Josephus – A Plagiarist?
It would seem that not everything Josephus (the historian of the Great Revolt) wrote was his was his own work. Prof. Lawrence Schiffman puts it this way:
There are some important things to keep in mind about Josephus as a historian. First, he did not in fact author most of what his works preserve. The great bulk of it comes from various sources, including Jewish materials, documentary evidence (some forged), and some of the best-known historians of Antiquity, which he compiled, sometimes even slavishly, ignoring contradictions with his own words or with his other sources. Second, he had a specific ax to grind. He sought to demonstrate to the Jews that life under Rome was not so bad as long as religious freedom was guaranteed. He also wanted to show the Romans that the war had been brought about by a minority of the Jews and had not reflected the attitude of the people at large.

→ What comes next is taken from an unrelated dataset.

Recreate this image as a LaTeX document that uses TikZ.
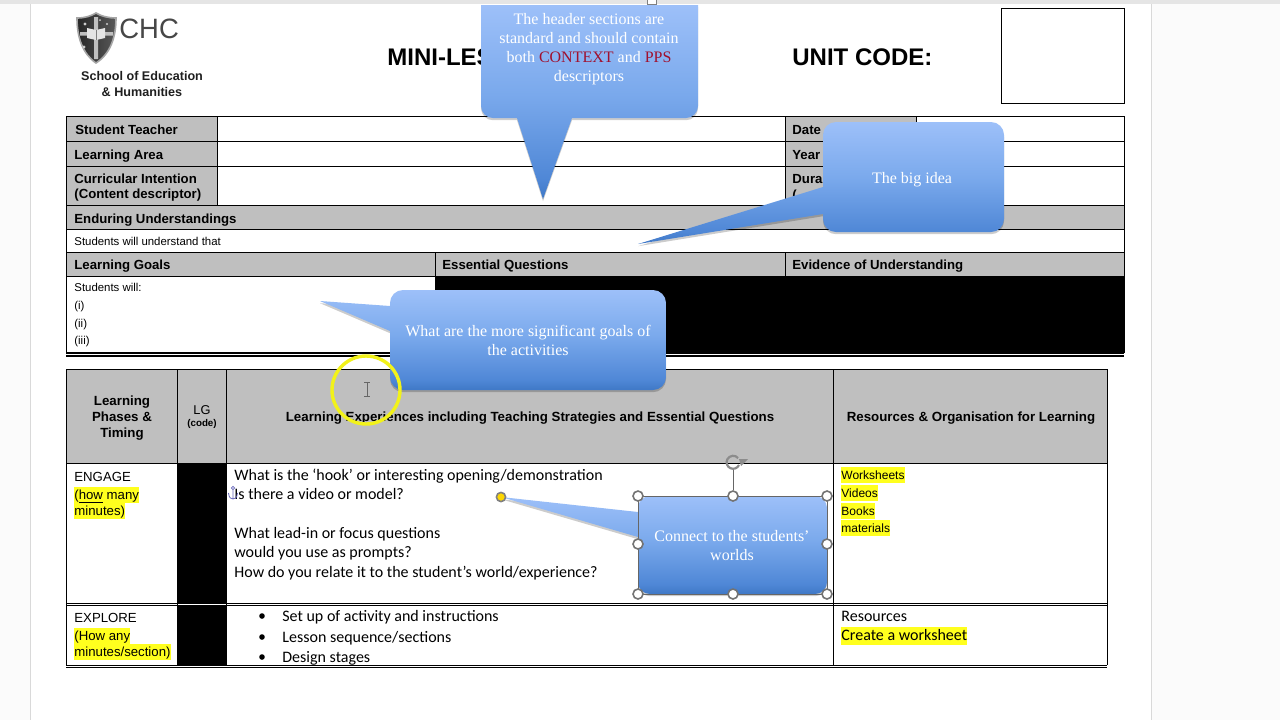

This was certainly one of the main functions of his Jewish War, written toward the end of Vespasian’s reign, between 75 and 79 C.E. He also attempted to relate the story of the war as if he had not been among those to blame for its failure. This is especially evident in his Life, a work which cannot be precisely dated. His Antiquities of the Jews, completed in 93 or 94 C.E., is a history of the Jews from earliest times to the end of the first century C.E. This work also has a purpose, to show the hoary antiquity and, hence, legitimacy of the Jews and Judaism within the Greco-Roman world. In his Against Apion, written after Antiquities, the purpose is to respond to anti-Semitic propaganda and to maintain that Jews had not set themselves apart from the human race by their religion, as their enemies alleged, and did not believe the ridiculous things often attributed to them.

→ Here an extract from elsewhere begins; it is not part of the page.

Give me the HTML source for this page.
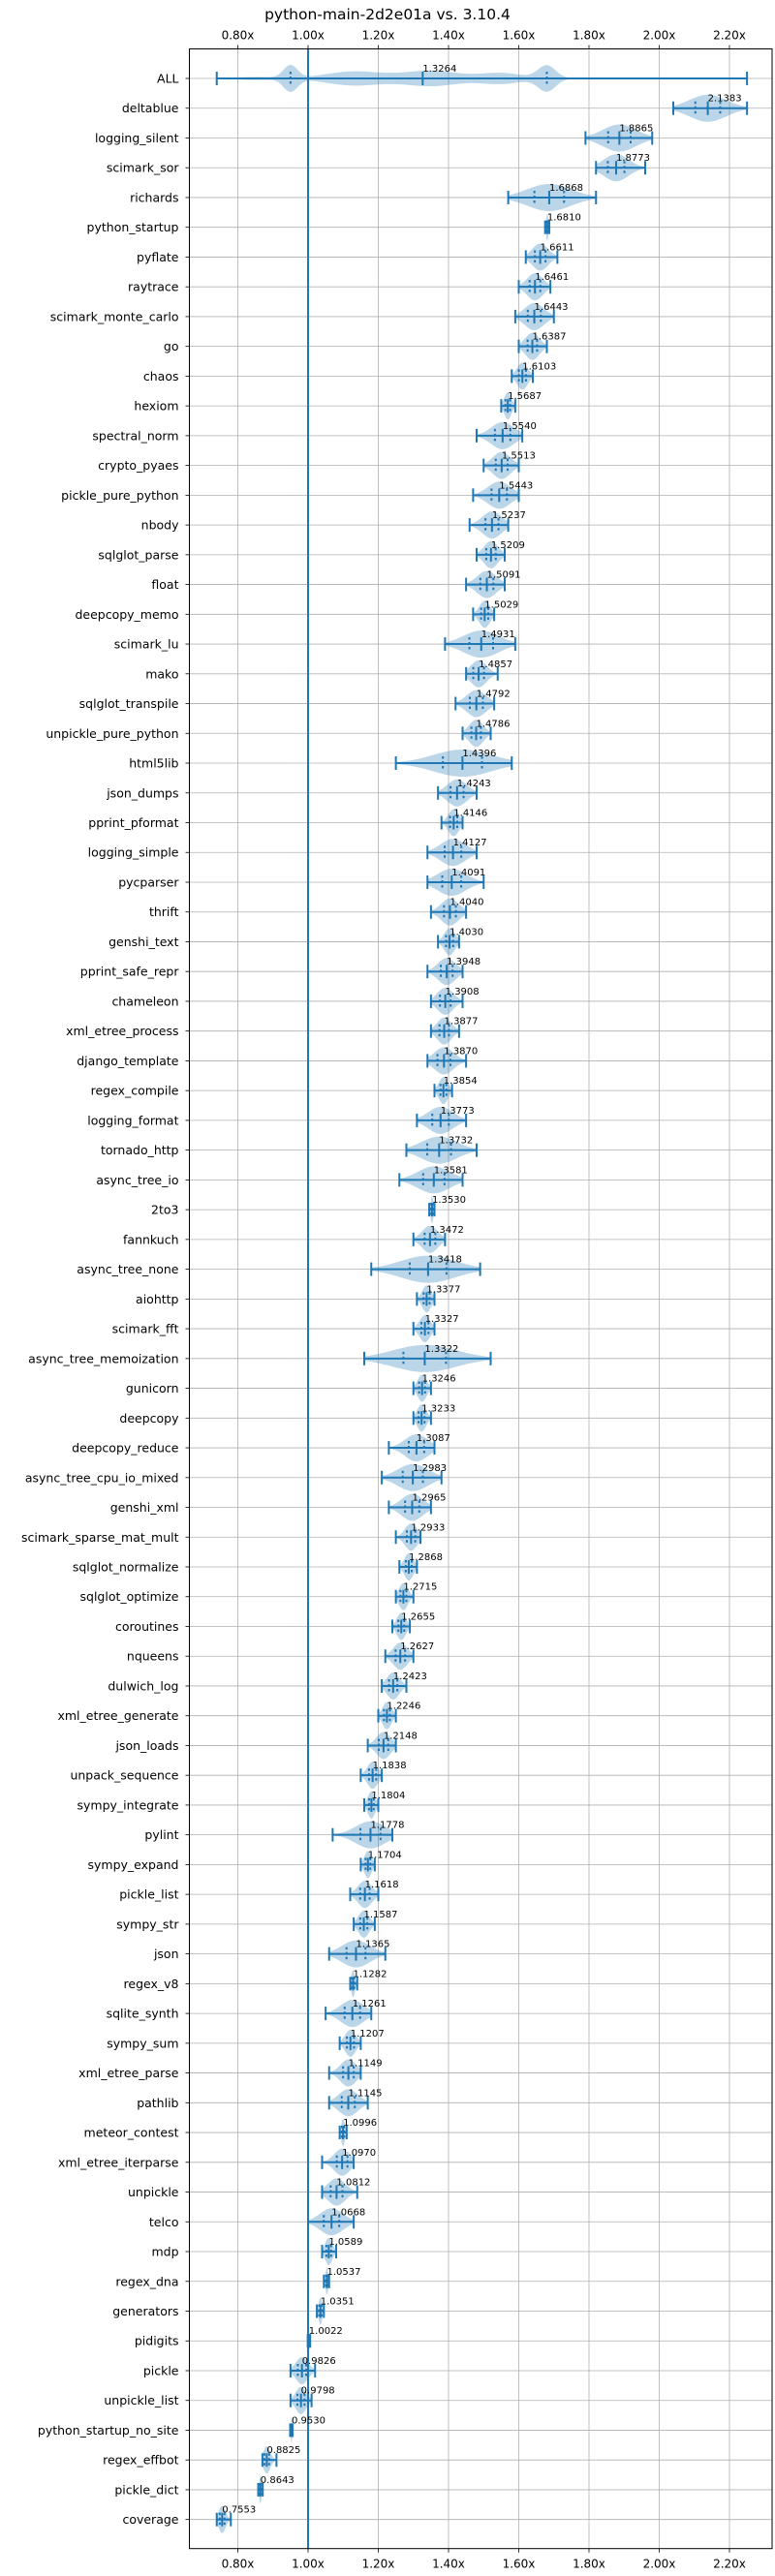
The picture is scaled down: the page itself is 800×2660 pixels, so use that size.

If Josephus was compiling other people’s work with a specific purpose in mind, is he a trustworthy source?
According to Shaya Cohen:
Political considerations, self-justification, and apologetic tendencies are not the only factors that make Josephus difficult to use. Like most ancient historians, Josephus was a plagiarist. He freely appropriated the work of others, often without letting his readers know his sources. These sources themselves are often biased. His primary source for his discussion of Herod, for example, was the writing of Nicolaus of Damascus, Herod’s “official,” thus hardly unbiased, historian.

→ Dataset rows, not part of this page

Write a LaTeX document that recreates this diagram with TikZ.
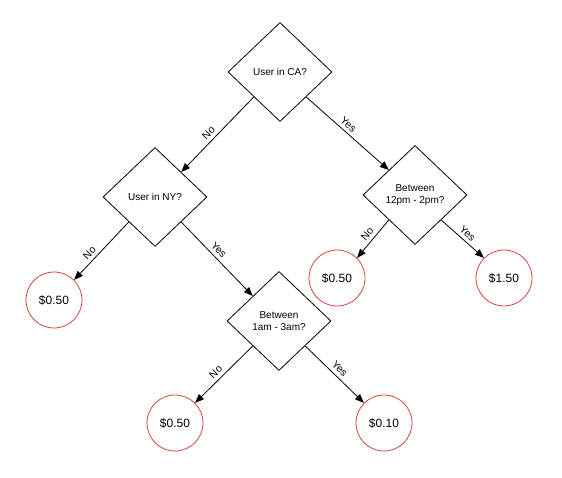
\documentclass[tikz,border=0pt]{standalone}
\usepackage{fontspec}
\setmainfont{Liberation Sans}
\usetikzlibrary{shapes.geometric,arrows.meta}
\definecolor{leafred}{RGB}{212,70,60}
\tikzset{
	decision/.style={diamond, draw=black, line width=0.8pt, inner sep=0pt,
		minimum width=104pt, minimum height=99pt, align=center,
		font=\fontsize{10}{12.5}\selectfont},
	price/.style={circle, draw=leafred, line width=0.8pt, inner sep=0pt,
		minimum size=56pt, font=\fontsize{12}{14}\selectfont},
	branch/.style={draw=black, line width=0.8pt, -{Triangle[length=9pt,width=7pt]}},
	answer/.style={sloped, above, inner sep=3.5pt, font=\fontsize{10.5}{12}\selectfont}
}
\def\Branch#1#2#3#4{%
	\draw[branch] (#1) -- node[answer, pos=#4] {#3} (#2);
}

\begin{document}
\begin{tikzpicture}[x=1pt, y=1pt]
\useasboundingbox (0,0) rectangle (562,-478);
\node[decision] (CA) at (280,-72) {User in CA?};
\node[decision] (NY) at (155,-197) {User in NY?};
\node[decision] (Noon) at (415,-195) {Between\\12pm - 2pm?};
\node[decision] (Night) at (279,-321) {Between\\1am - 3am?};
\node[price] (NYno) at (54,-300) {\$0.50};
\node[price] (Noonno) at (337,-278) {\$0.50};
\node[price] (Noonyes) at (504,-278) {\$1.50};
\node[price] (Nightno) at (175,-423) {\$0.50};
\node[price] (Nightyes) at (384,-423) {\$0.10};
\Branch{CA.south west}{NY.north east}{No}{0.55}
\Branch{CA.south east}{Noon.north west}{Yes}{0.45}
\Branch{NY.south west}{NYno.north east}{No}{0.62}
\Branch{NY.south east}{Night.north west}{Yes}{0.45}
\Branch{Noon.south west}{Noonno.north east}{No}{0.5}
\Branch{Noon.south east}{Noonyes.north west}{Yes}{0.5}
\Branch{Night.south west}{Nightno.north east}{No}{0.55}
\Branch{Night.south east}{Nightyes.north west}{Yes}{0.5}
\end{tikzpicture}
\end{document}
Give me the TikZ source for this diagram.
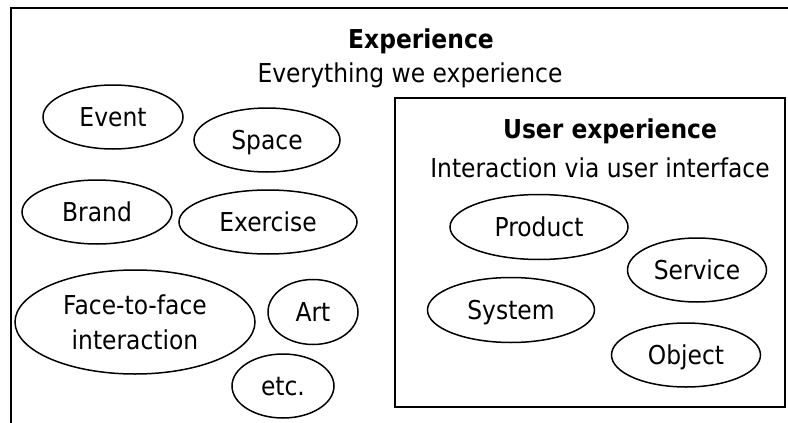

Of course, plagiarism in the ancient world was not considered the crime it is today. Footnotes had not been invented yet, and readers assumed other sources were being quoted. Today’s more critical readers read Josephus with the facts in mind: some things Josephus may have copied from others, some he claimed as fact in order to put forward his agenda, and some are historical truths. The question of which are which will keep scholars busy for years to come.